Deep Dive: How the Court Reached Its Decision
Court's Interpretation of the Contract
The court closely examined the terms of the "Option to Purchase" contract to determine whether Clarke was entitled to the commission he sought. The contract explicitly detailed the financial instruments Boker was willing to sell, including first mortgage bonds, receiver's certificates, and shares of stock. It stipulated that Clarke would receive a commission of 10% on the purchase of these securities if sold directly under the option. However, the court noted that the contract did not mention any commission for a sale of the Iron Mountain Tunnel Company's assets in a foreclosure context. Instead, it strictly limited the commission rights to the transactions outlined within the contract, emphasizing that there was no reasonable interpretation that could extend Clarke's commission rights to the sale of the company's property. The contract's language was clear and specific about what transactions would trigger a commission, and since Clarke did not sell the specified securities, his claim could not be supported under the contract's terms. Thus, the court concluded that Clarke's argument concerning the smelting company's interest in the property did not align with the contract's stipulations regarding commissions.
Rejection of Clarke's Argument
The court rejected Clarke's argument that he was entitled to a commission because he had interested the Federal Mining and Smelting Company in the Iron Mountain Tunnel Company's assets. Clarke's claim relied on the premise that the smelting company's subsequent purchase at a foreclosure sale constituted a sale of Boker's interests under the contract. However, the court emphasized that the actual transaction was not the sale of the bonds, certificates, or stocks but rather a purchase of the tunnel company's entirety through a foreclosure process.
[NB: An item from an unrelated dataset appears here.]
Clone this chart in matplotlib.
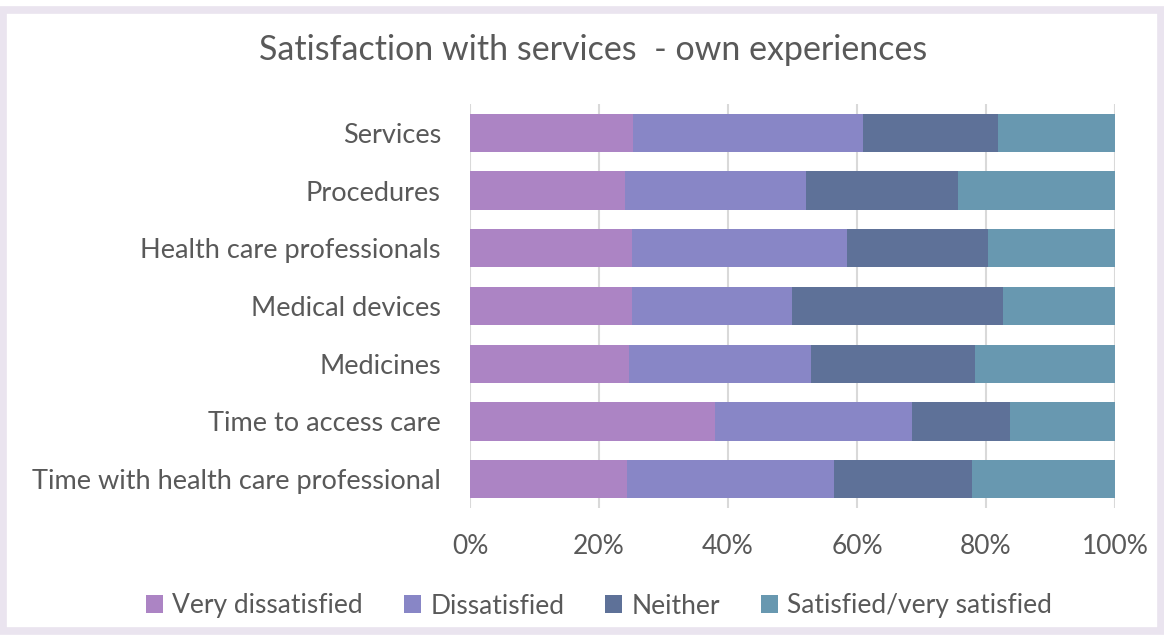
import numpy as np
import matplotlib.pyplot as plt
from matplotlib.patches import Rectangle

plt.rcParams['font.family'] = ['Lato', 'DejaVu Sans']

# categories, top to bottom
categories = ['Services', 'Procedures', 'Health care professionals', 'Medical devices',
              'Medicines', 'Time to access care', 'Time with health care professional']

# shares in percent
very_dissatisfied = np.array([25.2, 24.1, 25.1, 25.1, 24.7, 38.0, 24.3])
dissatisfied = np.array([35.8, 28.0, 33.3, 24.8, 28.2, 30.6, 32.2])
neither = np.array([20.9, 23.6, 21.9, 32.7, 25.4, 15.1, 21.4])
satisfied = np.array([18.1, 24.3, 19.7, 17.4, 21.7, 16.3, 22.1])

series = [very_dissatisfied, dissatisfied, neither, satisfied]
series_names = ['Very dissatisfied', 'Dissatisfied', 'Neither', 'Satisfied/very satisfied']
colors = ['#AC84C4', '#8886C6', '#5E7198', '#6898B0']

text_color = '#595959'

fig = plt.figure(figsize=(11.64, 6.35), dpi=100)
W, H = 1164, 635

# frame around the whole chart
fig.patches.append(Rectangle((3 / W, 4 / H), (W - 6) / W, (H - 14) / H,
                             transform=fig.transFigure, fill=False,
                             edgecolor='#EAE4EF', linewidth=5.5))

ax = fig.add_axes([470 / W, 1 - 508 / H, 645 / W, 404 / H])

y = np.arange(len(categories))
left = np.zeros(len(categories))
for vals, name, c in zip(series, series_names, colors):
    ax.barh(y, vals, left=left, height=0.665, color=c, label=name, zorder=3)
    left += vals

ax.set_xlim(0, 100)
ax.set_ylim(len(categories) - 0.5, -0.5)
ax.set_yticks(y)
ax.set_yticklabels(categories, fontsize=19.5, color=text_color)
ax.set_xticks(np.arange(0, 101, 20))
ax.set_xticklabels([f'{v}%' for v in range(0, 101, 20)], fontsize=19, color=text_color)
ax.tick_params(axis='y', length=0, pad=21)
ax.tick_params(axis='x', length=0, pad=19)
ax.grid(axis='x', color='#D9D9D9', linewidth=1.5, zorder=0)
for s in ax.spines.values():
    s.set_visible(False)

fig.text(593 / W, 1 - 50 / H, 'Satisfaction with services  - own experiences',
         ha='center', va='center', fontsize=24.5, color=text_color)

fig.legend(loc='center', bbox_to_anchor=(599 / W, 1 - 606 / H), ncol=4,
           frameon=False, fontsize=19, labelcolor=text_color,
           handlelength=0.65, handleheight=0.65, handletextpad=0.35,
           columnspacing=1.55)

fig.savefig('out.png', dpi=100, facecolor='white')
Clarke's efforts to engage the smelting company in the purchase of the defendant's securities did not translate into a successful sale of those specific securities as defined in the contract. The court highlighted that the commission structure was contingent upon direct sales of the specified securities and did not encompass broader transactions involving the company's assets. Therefore, the court found no merit in Clarke's assertion that his actions warranted a commission under the terms of the agreement.
Legal Principle on Commission Entitlement
The court's ruling established a legal principle regarding entitlement to a commission based on contractual terms. It determined that a party could only claim a commission if the contract explicitly covered the specific transaction for which the commission was sought. In this case, since the contract was limited to the sale of Boker's bonds, receiver's certificates, and stock, it did not extend to any sale of the company's assets. The court reinforced the notion that clear and unambiguous language in contracts governs the rights and obligations of the parties involved. This principle emphasizes the importance of precise drafting in agreements, particularly in the context of brokerage and commission structures. The court's ruling underscored that any deviation from the contract's explicit terms would not support a claim for commissions, setting a precedent for future cases involving similar contractual disputes.